Wednesday, September 09, 2009

Health Care: The Cass Sunstein Sneak Play

Want to to know why the Democrats have been so vague on what will be in their health care reform bill (besides the fact that they haven't read it)? It's because by keeping the discussion - and the bill itself - as vague as possible, it allows federal agencies to interpret the bill, and exercise even greater control over your health (and you whole entire life) thank anyone is currently admitting.

Why do you think Cass Sunstein is licking his chops?

Known inside the White House as the "Regulation Czar," Sunstein is tasked with developing regulations around the policies for environmental, healthcare, and safety issues.

According to administration sources, Sunstein's office is looking for ways to impose through the regulatory process those Obama White House health care, environmental, and labor policies that do not survive the legislative process.

"The goal from this White House is to have as much nonspecific language passed by Congress in policy areas like health care and the environment and then use Sunstein's office to put in place the regulatory language called for by Congress that gets us to where we want to be. It may very well be the most important job in this administration, given the lack of success we may have on Capitol Hill," says a White House source.

So what type of man is Cass Sunstein, the man who will eventually wind up creating nationalized health care out of whatever cloth Congress gives him? A fierce independent, proud of the American spirit of hard work and capitalism?

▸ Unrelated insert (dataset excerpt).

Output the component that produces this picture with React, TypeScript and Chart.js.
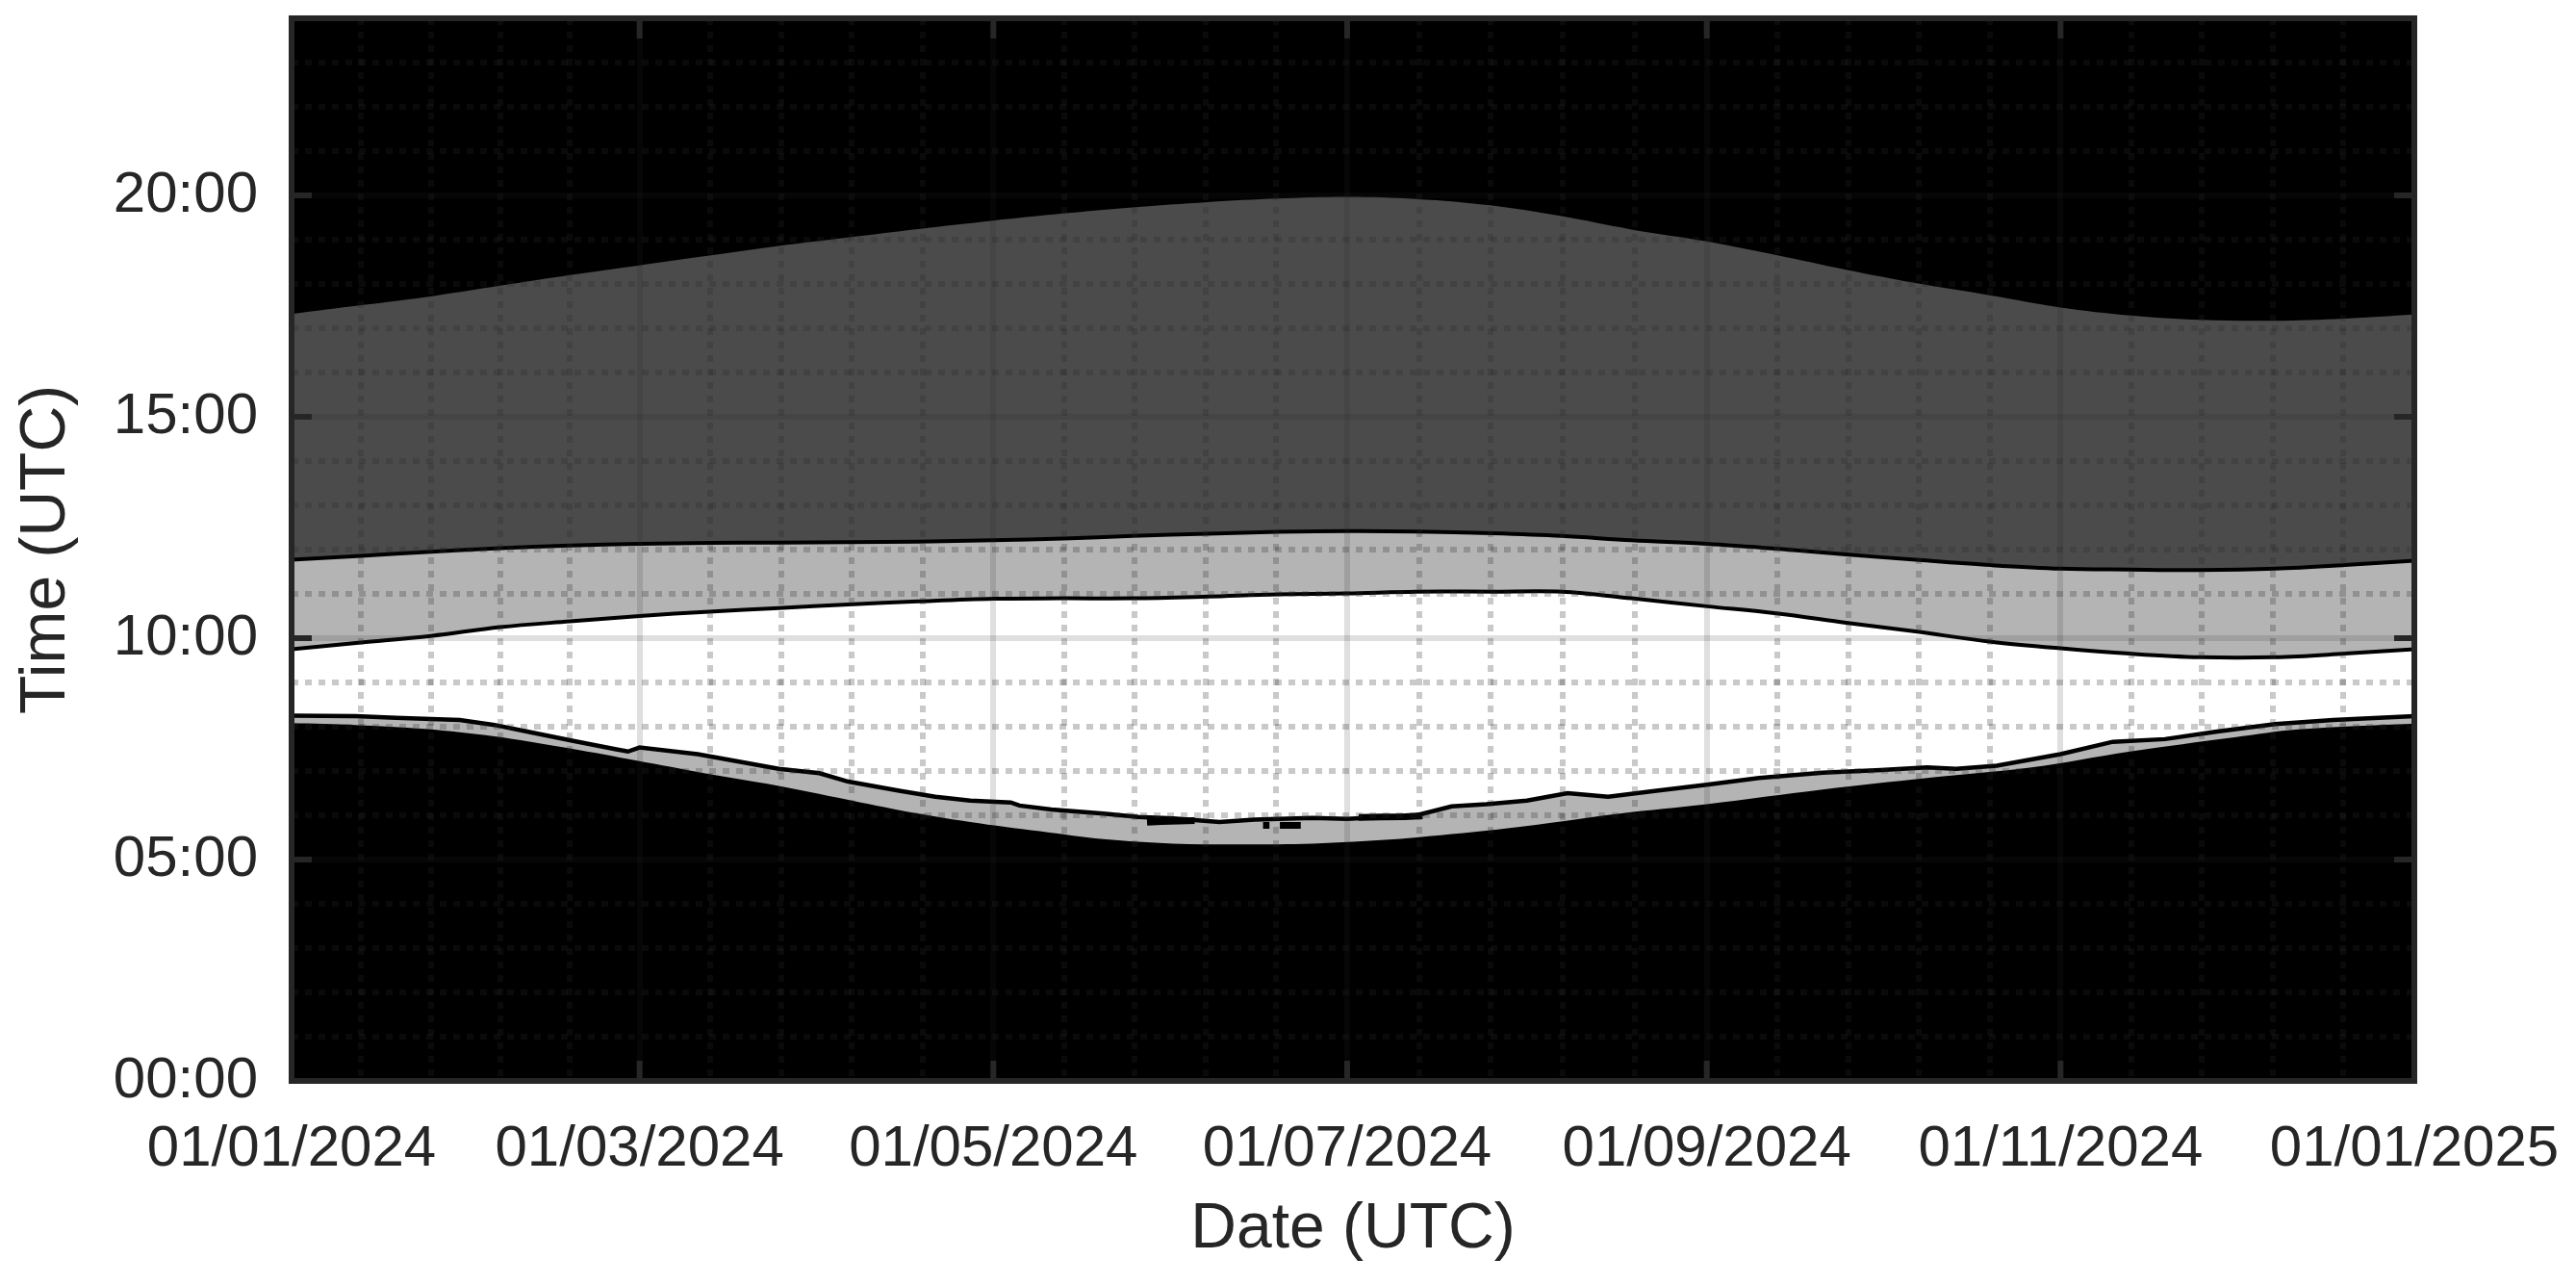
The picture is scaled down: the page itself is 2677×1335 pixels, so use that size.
import React, { useEffect, useRef } from "react";
import { Chart, registerables } from "chart.js";

Chart.register(...registerables);

// ---- data (day index from 01/01/2024, hours UTC) ----
const dayOfYear = [0, 12, 24, 36, 48, 60, 72, 84, 96, 108, 121, 133, 145, 158, 170, 182, 194, 207, 219, 231, 244, 256, 268, 280, 293, 305, 317, 329, 342, 354, 366];

const darkBandTop = [17.32, 17.52, 17.72, 17.96, 18.2, 18.42, 18.64, 18.86, 19.05, 19.24, 19.43, 19.59, 19.73, 19.85, 19.93, 19.97, 19.92, 19.77, 19.53, 19.23, 18.96, 18.65, 18.32, 18.02, 17.74, 17.47, 17.29, 17.19, 17.17, 17.22, 17.31];
const darkBandBottom = [11.77, 11.86, 11.95, 12.03, 12.09, 12.13, 12.15, 12.16, 12.17, 12.18, 12.21, 12.25, 12.31, 12.36, 12.4, 12.42, 12.41, 12.37, 12.31, 12.21, 12.13, 12.02, 11.89, 11.77, 11.65, 11.57, 11.55, 11.54, 11.57, 11.65, 11.75];
const whiteTop = [9.75, 9.9, 10.05, 10.25, 10.38, 10.5, 10.6, 10.68, 10.76, 10.83, 10.89, 10.9, 10.9, 10.94, 10.99, 11.01, 11.05, 11.05, 11.05, 10.9, 10.72, 10.56, 10.35, 10.15, 9.92, 9.77, 9.65, 9.57, 9.57, 9.65, 9.75];

const whiteBottomDays = [0, 11, 18, 29, 35, 41, 49, 56, 58, 60, 70, 76, 84, 91, 96, 105, 111, 117, 124, 125.5, 131, 140, 146, 152, 160, 166, 176, 182, 194, 200, 206, 213, 220, 227, 235, 244, 253, 264, 274, 282, 287, 294, 305, 314, 323, 332, 342, 352, 366];
const whiteBottom = [8.25, 8.24, 8.2, 8.15, 8.04, 7.88, 7.67, 7.49, 7.44, 7.53, 7.38, 7.24, 7.05, 6.95, 6.76, 6.55, 6.42, 6.33, 6.29, 6.22, 6.13, 6.04, 5.96, 5.93, 5.85, 5.9, 5.94, 5.92, 6.0, 6.2, 6.25, 6.33, 6.5, 6.42, 6.55, 6.69, 6.84, 6.96, 7.02, 7.08, 7.05, 7.12, 7.38, 7.66, 7.72, 7.89, 8.06, 8.15, 8.24];

const greyBottomDays = [0, 11, 23, 35, 47, 58, 70, 82, 94, 105, 117, 129, 140, 152, 164, 176, 183, 194, 210, 229, 244, 264, 282, 300, 317, 335, 346, 366];
const greyBottom = [8.08, 8.04, 7.95, 7.78, 7.53, 7.27, 6.98, 6.71, 6.4, 6.11, 5.85, 5.64, 5.46, 5.36, 5.34, 5.36, 5.4, 5.5, 5.71, 6.04, 6.25, 6.58, 6.84, 7.08, 7.44, 7.76, 7.94, 8.07];

const patchDays = [147.5, 150, 153, 155.7, 156, 167.5, 168.6, 169, 170.4, 174, 174.5, 184, 188, 192, 195];
const patchValues = [5.84, 5.86, 5.87, 5.88, null, 5.77, 5.77, null, 5.77, 5.77, null, 5.95, 5.96, 5.97, 5.99];

const xTickValues = [0, 60, 121, 182, 244, 305, 366];
const xTickLabels = ["01/01/2024", "01/03/2024", "01/05/2024", "01/07/2024", "01/09/2024", "01/11/2024", "01/01/2025"];
const xMinorValues = [12, 24, 36, 48, 72.2, 84.4, 96.6, 108.8, 133.2, 145.4, 157.6, 169.8, 194.4, 206.8, 219.2, 231.6, 256.2, 268.4, 280.6, 292.8, 317.2, 329.4, 341.6, 353.8];

const yTickValues = [0, 5, 10, 15, 20];
const yTickLabels = ["00:00", "05:00", "10:00", "15:00", "20:00"];
const yMinorValues = [1, 2, 3, 4, 6, 7, 8, 9, 11, 12, 13, 14, 16, 17, 18, 19, 21, 22, 23];

// ---- styles ----
const FONT = "'Liberation Sans', Arial, Helvetica, sans-serif";
const TEXT = "#262626";
const AXIS = "#262626";
const DARK = "#4b4b4b";
const LIGHT = "#b4b4b4";
const MAJOR_GRID = "rgba(38,38,38,0.15)";
const MINOR_GRID = "rgba(38,38,38,0.25)";

const pts = (xs: number[], ys: (number | null)[]) => xs.map((x, i) => ({ x, y: ys[i] }));

const framePlugin = {
  id: "matlabFrame",
  beforeDraw(chart: any) {
    const { ctx, chartArea: a } = chart;
    ctx.save();
    ctx.fillStyle = "#000000";
    ctx.fillRect(a.left, a.top, a.right - a.left, a.bottom - a.top);
    ctx.restore();
  },
  afterDraw(chart: any) {
    const { ctx, chartArea: a, scales } = chart;
    ctx.save();
    ctx.strokeStyle = AXIS;
    ctx.lineWidth = 6;
    ctx.strokeRect(a.left, a.top, a.right - a.left, a.bottom - a.top);
    const tl = 21;
    ctx.beginPath();
    scales.x.ticks.forEach((t: any) => {
      const px = scales.x.getPixelForValue(t.value);
      ctx.moveTo(px, a.bottom);
      ctx.lineTo(px, a.bottom - tl);
      ctx.moveTo(px, a.top);
      ctx.lineTo(px, a.top + tl);
    });
    scales.y.ticks.forEach((t: any) => {
      const py = scales.y.getPixelForValue(t.value);
      ctx.moveTo(a.left, py);
      ctx.lineTo(a.left + tl, py);
      ctx.moveTo(a.right, py);
      ctx.lineTo(a.right - tl, py);
    });
    ctx.stroke();
    ctx.restore();
  },
};

export default function App() {
  const ref = useRef<HTMLCanvasElement>(null);

  useEffect(() => {
    document.body.style.margin = "0";
    const canvas = ref.current;
    if (!canvas) return;

    const smooth = { pointRadius: 0, pointHoverRadius: 0, tension: 0.35 };
    const rough = { pointRadius: 0, pointHoverRadius: 0, tension: 0 };

    const chart = new Chart(canvas, {
      type: "line",
      data: {
        datasets: [
          { ...smooth, data: pts(dayOfYear, darkBandTop), borderColor: "rgba(0,0,0,0)", borderWidth: 1, backgroundColor: DARK, fill: "+1" },
          { ...smooth, data: pts(dayOfYear, darkBandBottom), borderColor: "#000", borderWidth: 4, backgroundColor: LIGHT, fill: "+1" },
          { ...smooth, data: pts(dayOfYear, whiteTop), borderColor: "#000", borderWidth: 4, backgroundColor: "#ffffff", fill: "+1" },
          { ...rough, data: pts(whiteBottomDays, whiteBottom), borderColor: "#000", borderWidth: 4.5, backgroundColor: LIGHT, fill: "+1" },
          { ...smooth, data: pts(greyBottomDays, greyBottom), borderColor: "rgba(0,0,0,0)", borderWidth: 1, fill: false },
          { ...rough, data: pts(patchDays, patchValues), borderColor: "#000", borderWidth: 7, fill: false, spanGaps: false },
        ],
      },
      options: {
        animation: false,
        responsive: false,
        devicePixelRatio: 1,
        events: [],
        layout: { padding: { left: 0, top: 19, right: 168, bottom: 0 } },
        plugins: {
          legend: { display: false },
          tooltip: { enabled: false },
          filler: { drawTime: "beforeDatasetsDraw" },
        } as any,
        scales: {
          x: {
            type: "linear",
            position: "bottom",
            min: 0,
            max: 366,
            afterBuildTicks: (s: any) => {
              s.ticks = xTickValues.map((v) => ({ value: v }));
            },
            afterFit: (s: any) => {
              s.height = 212;
              s.paddingLeft = 0;
              s.paddingRight = 0;
            },
            ticks: {
              autoSkip: false,
              maxRotation: 0,
              minRotation: 0,
              padding: 35,
              color: TEXT,
              font: { family: FONT, size: 60 },
              callback: (v: any) => {
                const i = xTickValues.indexOf(Number(v));
                return i >= 0 ? xTickLabels[i] : "";
              },
            },
            grid: { color: MAJOR_GRID, lineWidth: 6, drawTicks: false, z: 1 },
            border: { display: false },
            title: {
              display: true,
              text: "Date (UTC)",
              color: TEXT,
              font: { family: FONT, size: 66 },
              padding: { top: 0, bottom: 18 },
            },
          },
          xMinor: {
            type: "linear",
            position: "bottom",
            min: 0,
            max: 366,
            afterBuildTicks: (s: any) => {
              s.ticks = xMinorValues.map((v) => ({ value: v }));
            },
            afterFit: (s: any) => {
              s.height = 0;
              s.paddingLeft = 0;
              s.paddingRight = 0;
            },
            ticks: { display: false },
            grid: { color: MINOR_GRID, lineWidth: 6, drawTicks: false, z: 1 },
            border: { display: false, dash: [7, 7] },
          },
          y: {
            type: "linear",
            position: "left",
            min: 0,
            max: 24,
            afterBuildTicks: (s: any) => {
              s.ticks = yTickValues.map((v) => ({ value: v }));
            },
            afterFit: (s: any) => {
              s.width = 303;
              s.paddingTop = 0;
              s.paddingBottom = 0;
            },
            ticks: {
              padding: 35,
              color: TEXT,
              font: { family: FONT, size: 60 },
              callback: (v: any) => {
                const i = yTickValues.indexOf(Number(v));
                return i >= 0 ? yTickLabels[i] : "";
              },
            },
            grid: { color: MAJOR_GRID, lineWidth: 6, drawTicks: false, z: 1 },
            border: { display: false },
            title: {
              display: true,
              text: "Time (UTC)",
              color: TEXT,
              font: { family: FONT, size: 66 },
              padding: { top: 9, bottom: 0 },
            },
          },
          yMinor: {
            type: "linear",
            position: "left",
            min: 0,
            max: 24,
            afterBuildTicks: (s: any) => {
              s.ticks = yMinorValues.map((v) => ({ value: v }));
            },
            afterFit: (s: any) => {
              s.width = 0;
              s.paddingTop = 0;
              s.paddingBottom = 0;
            },
            ticks: { display: false },
            grid: { color: MINOR_GRID, lineWidth: 6, drawTicks: false, z: 1 },
            border: { display: false, dash: [7, 7] },
          },
        } as any,
      },
      plugins: [framePlugin],
    });

    return () => chart.destroy();
  }, []);

  return (
    <div style={{ width: 2677, height: 1335, background: "#ffffff" }}>
      <canvas ref={ref} width={2677} height={1335} style={{ display: "block", width: 2677, height: 1335 }} />
    </div>
  );
}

Ah, guess again. This is an Obama appointee, remember. Some quotes from the man who will eventually be the Health Dictator:

"A system of limitless individual choices, with respect to communications, is not necessarily in the interest of citizenship and self-government.”–Cass Sunstein, arguing for a Fairness Doctrine for the Internet in his book, Republic.com 2.0, p.137

"In what sense is the money in our pockets and bank accounts fully ‘ours’? Did we earn it by our own autonomous efforts? Could we spend it if there were no public officials to coordinate the efforts and pool the resources of the community in which we live?… Without taxes there would be no liberty. Without taxes there would be no property....There is no liberty without dependency. That is why we should celebrate tax day …”– Cass R. Sunstein, “Why We Should Celebrate Paying Taxes,” The Chicago Tribune, April 14, 1999

“Much of the time, the United States seems to have embraced a confused and pernicious form of individualism. This approach endorses rights of private property and freedom of contract, and respects political liberty, but claims to distrust ‘government intervention’ and insists that people must fend for themselves. This form of so-called individualism is incoherent, a tangle of confusions.” Cass R. Sunstein, The Second Bill of Rights: FDR’s Unfinished Revolution and Why We Need it More Than Ever, Basic Books, New York, 2004, p. 3

So who's the man who will determine whether you will get the care you need, and whether you will live or die? A man who claims "there is no liberty without dependency", a claim which is the antithesis of the entire American ideal.

Let's follow Sunstein's twisted logic here. If there is no liberty without dependency, would it not follow that slavery is freedom? Sure, you may have to work for slave wages in service to the state, live in a crowded flat, and have a meager standard of living, but you would be "free" from the fears of unemployment, homelessness, and crime (since all would have nothing). There is no liberty without dependency, there is no freedom without slavery.

Remember this, and remember - while Obama is telling you in his oratorical baritone that "The time to act is now"," The current path is unsustainable. Nothing less than a complete overhaul will give Americans the care they deserve", "This plan will spend less money", "Under my plan, nothing will change for you and your doctor" - the man who will write and implement the rules and regulations for Obama's overhaul is a man who believes you do not own the money you've earned, who believes American individualism is incoherent, and who believes liberty is dependency.

Are these two men - Obama and Sunstein, backed by an army of hard-left Democratic lawmakers - as dangerous as they seem?

Only if we turn over the reins of our lives to them.